Of course in the end they still may not stop, and unfortunately there’s just not much that can be done about it, other than to (as I mentioned previously) limit contact. Personally if I was helping out at a church, and they were being rude or disrespectful to me, I’d stop volunteering my time there. There’s no need to put up with that sort of thing. It’s probably worth mentioning as well though, that this is one of the unfortunate pitfalls of being open about our beliefs. So once we’ve made that choice to tell others, then we have to accept that it’s probably going to be a bumpy ride – at least for a while.
If you are still living at home, or are underage, things are a bit more tricky. The key is to be really calm and respectful about it – since it’s their house… their rules, however I would explain to them how the way they’ve been treating you makes you feel, and that you would appreciate it if they would please stop. If they are not open at all to being understanding of your situation, you may seriously need to consider going back into the “broom closet”. There is a point where it’s not worth it to be open, and if it’s negatively impacting your life, then that may be the best option. It’s definitely not fair to us (I’ve had to do it before), but if it makes things a bit more manageable, then it’s something to think about. This doesn’t mean you have to turn around and pretend to embrace their beliefs either – we definitely do not advocate lying to one’s parents, but if you remove any outward signs of your beliefs/practices, then whatever assumptions they want to make are up to them.
October has been a very busy month, not only on at TIP, but off-line as well, so definitely still trying to play a bit of catch-up. We”d also like to take this opportunity to send out a bit of love to all those who have been affected by Hurricane Sandy, and wishing a speedy recovery from any damages or injuries that have been incurred. <3 <3
If you are new to the Pagan Insights Project, we’d like to take this opportunity to welcome you. If you you’ve been us since the start, we’d like to say a big thank you as well. We’ve really enjoyed reading your posts, and are looking forward to seeing further insights from everyone in the month of November.

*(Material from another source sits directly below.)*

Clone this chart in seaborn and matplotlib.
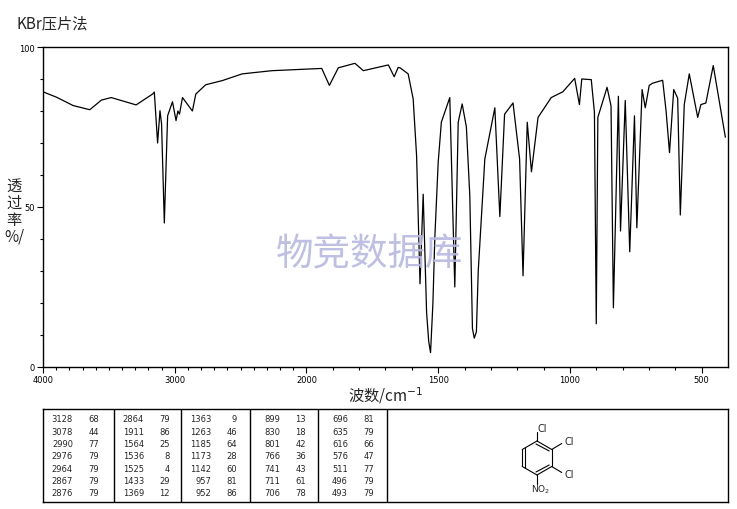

Again if you are just joining us, please check out the main Pagan Insights Project page (linked above), and be sure to add your blog to the list of those who are participating. We also encourage everyone to leave a comment below, letting us know how you are doing with the project. If there is a particular PIP post from October that you feel is particularly worth sharing, please feel free to link it in comments as well.
Also a reminder, we are always looking for reader submissions for our Sacred Moments posts, so if you have a devotional, prayer, chant, please feel free to send us an email at firstname.lastname@example.org This can also include images of your altar or shrine, as it’s decorated for a particular ritual or celebration, or art work as well. If there is a particular TIP you’d like to see, please feel free to let us know. And of course, if you have any questions… just Ask A Pagan… we’re always happy to help!

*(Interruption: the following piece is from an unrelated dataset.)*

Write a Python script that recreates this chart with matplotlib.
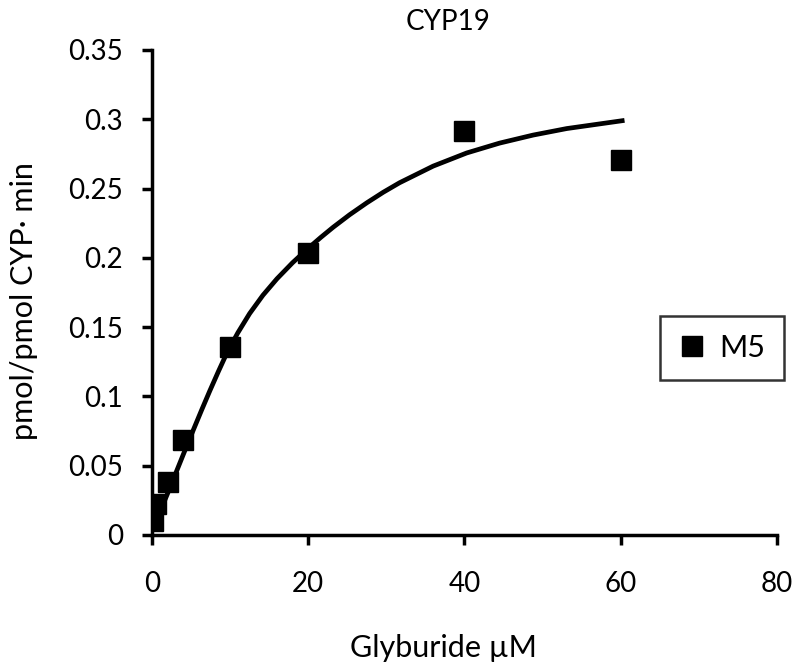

Have a wonderful November!!
What does Paganism say about sexual orientation, if anything?
In a technical sense – Paganism, being an umbrella term that encompasses all non-Abrahamic religions - doesn’t really say anything at all, as each of the paths and religions under that umbrella may (or may not) have their own ways of dealing with the issue.
Having said that though, I think it’s fairly safe to say that in a more general sense many Pagans and their associated religions are in some ways more welcoming, or at least more sensitive to the LGBT community, than many of the more mainstream religions might be. However, that is not to say that you won’t find anti-gay, or even downright homophobic individuals or groups within Paganism as a whole.
Some traditions/paths that do have known stances…
- If you look at recent events at PantheaCon the last couple years, to the controversy surrounding “women” only rituals and the comments and actions of Z Budapest (founder of Dianic Witchcraft). This is an ongoing case where it is clear that those who are transgender, are particularly not welcome within certain paths.
- We often hear about racism within some Heathen groups (though it’s important to note that this is not something that is at all condoned by the wider Heathen community), and along with that often comes homophobic sentiments as well. Interestingly in this particular case, it’s something that is not necessarily supported by the lore, as there are definite cases where the Gods – Þórr and Loki in particular, take on gender-opposite roles. In the Þrymskviða, (Poetic Edda) Þórr dresses up as Freyja in order to retrieve Mjölnir, which the jotnar Þrymr has stolen. In the Gylfaginning (Prose Edda), we learn that Loki is actually a mother. Having changed himself into a female mare in order to save Asgard from losing Freyja and the Sun and Moon, and as a result gives birth to Sleipnir. There is some indication though that it may have been considered “unmanly” for a man to do “women’s” work, however that didn’t stop Óðinn from learning Seidh. The following is an interesting read on the topic in general.
- Within Wicca specifically, though Gardner himself was known to be extremely homophobic, my understanding is that many covens will welcome those who are LGBT. Something to keep in mind though, is that though one’s sexual preference, when one is not working with one’s coven, is generally up to them – due to the nature of the religion (being a fertility cult and all that entails), within ritual work, it all comes down to the plumbing (so to speak). Men take on the traditional male rolls, women take on the traditional female rolls, regardless of one’s normal sexual preference.
- There are various groups who are completely inclusive, and clearly welcoming to those of all orientations or gender identities, there is Reclaiming, or Feri, and some Traditional Witchcraft paths – though those are more apt to be gender specific, such as the Minoan Brotherhood, or Dianic.
So in general there are many choices if one is looking for LGBT support within the Pagan community. Of course like any where else in life (at least until we can get to a point where one’s sexual preference/gender identity is no longer an issue), it’s matter of finding place that fits us the best.